Comme on le voit, le droit à la protection sociale et l’accès aux prestations de services essentiels aux citoyens européens, notamment dans le domaine de la santé seront profondément remis en question: “En permettant l’offre des assurances privées commerciales, sans barrières et sans règles d’intérêt général, l’exclusion et la segmentation vont s’accroître et leur logique risque de déséquilibrer notre modèle social de santé.”

Il ne peut y avoir de libéralisation du commerce des services dans le marché intérieur de l’Union européenne si le projet de directive actuel ne prend pas en compte la spécificité des services non-marchand (hors commerce). Par ailleurs, il est tout à fait inconséquent d’avoir déposé maintenant ce projet de directive alors que la discussion sur les Services d’Intérêt Général (SIG) au niveau européen lancée après la publication d’un Livre Vert devait contribuer à donner aux services d’intérêt général une plus grande sécurité juridique (4).

 

Christian Van Rompaey

 

 

(1) Pour lire le texte complet du projet de directive : http://www.europa.eu.int/comm/internal_market/fr/services/services/index.htm

(2) Lire l’analyse complète de Raoul Jennar sur www.urfig.org

(3) http://www.enmarche.be/Editos/Editos_2004/Grand_marche_europeen_sante.htm 

(4) http://europa.eu.int/eur-lex/fr/com/gpr/2001/com2001_0366fr01.pdf    

 

 

 

Prises de position

La Confédération européenne des syndicats

 

La CES, en général mesurée dans ses prises de position, a fait une déclaration particulièrement ferme :

“…Dans l’état actuel des choses, le projet est totalement in complet, et menace de nuire aux conventions collectives existantes, aux codes de travail nationaux, et au succès du modèle social européen en général. Pour ces raisons, la CES ne peut le soutenir(…)

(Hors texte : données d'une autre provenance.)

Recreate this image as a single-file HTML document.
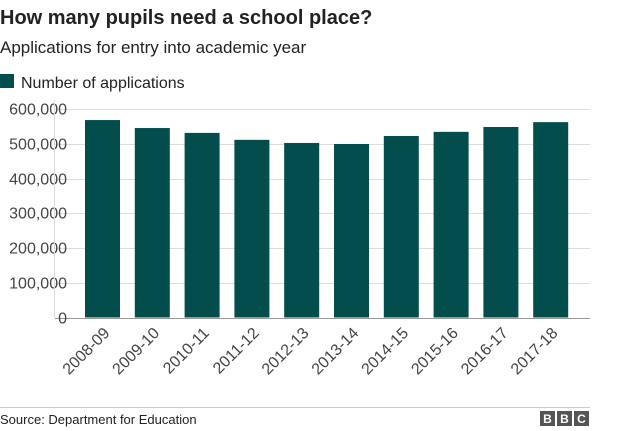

La CES constate que la proposition ne distingue pas les différents types de service et leurs objectifs distincts, et par conséquent ne détermine pas clairement les services qu’elle couvrirait. Les syndicats européens ont longtemps réclamé une directive-cadre sur les services d’intérêt général (SIG), couvrant la santé et d’autres services essentiels ou un simple rapport fournisseur-consommateur ne s’applique pas. Selon la Confédération européenne des syndicats, ceux-ci ne peuvent être sujets aux mêmes règles que les services commerciaux tels que la vente au détail ou les promoteurs immobiliers, comme le propose le projet actuel.”

 

Lire le texte complet : www.etuc.org/fr  

 

Le Ministre de la santé publique

 

Les services de santé ne peuvent être considérés comme un service commercial ordinaire sur le marché, affirme le Ministre Rudy Demotte :

“Via le projet de directive sur les services sur le marché intérieur, la Commission européenne veut maintenant considérer également les soins de santé comme un service purement économique sur le marché. Concrètement, cela signifie que des mesures ou des décisions des autorités relatives à des autorisations, des agréments, des établissements, des exigences de qualité, etc. dans le secteur de la santé seront à l’avenir explicitement contrôlées et soumises à un certain nombre de critères économiques tels que l’interdiction de discrimination, la nécessité et la proportionnalité. De ce fait, la marge de manœuvre des États membres dans les soins de santé sera limitée et dépendra de l’interprétation de la Commission et de la Cour. La Commission européenne veut ainsi notamment donner une base juridique aux arrêts de la Cour de Justice.”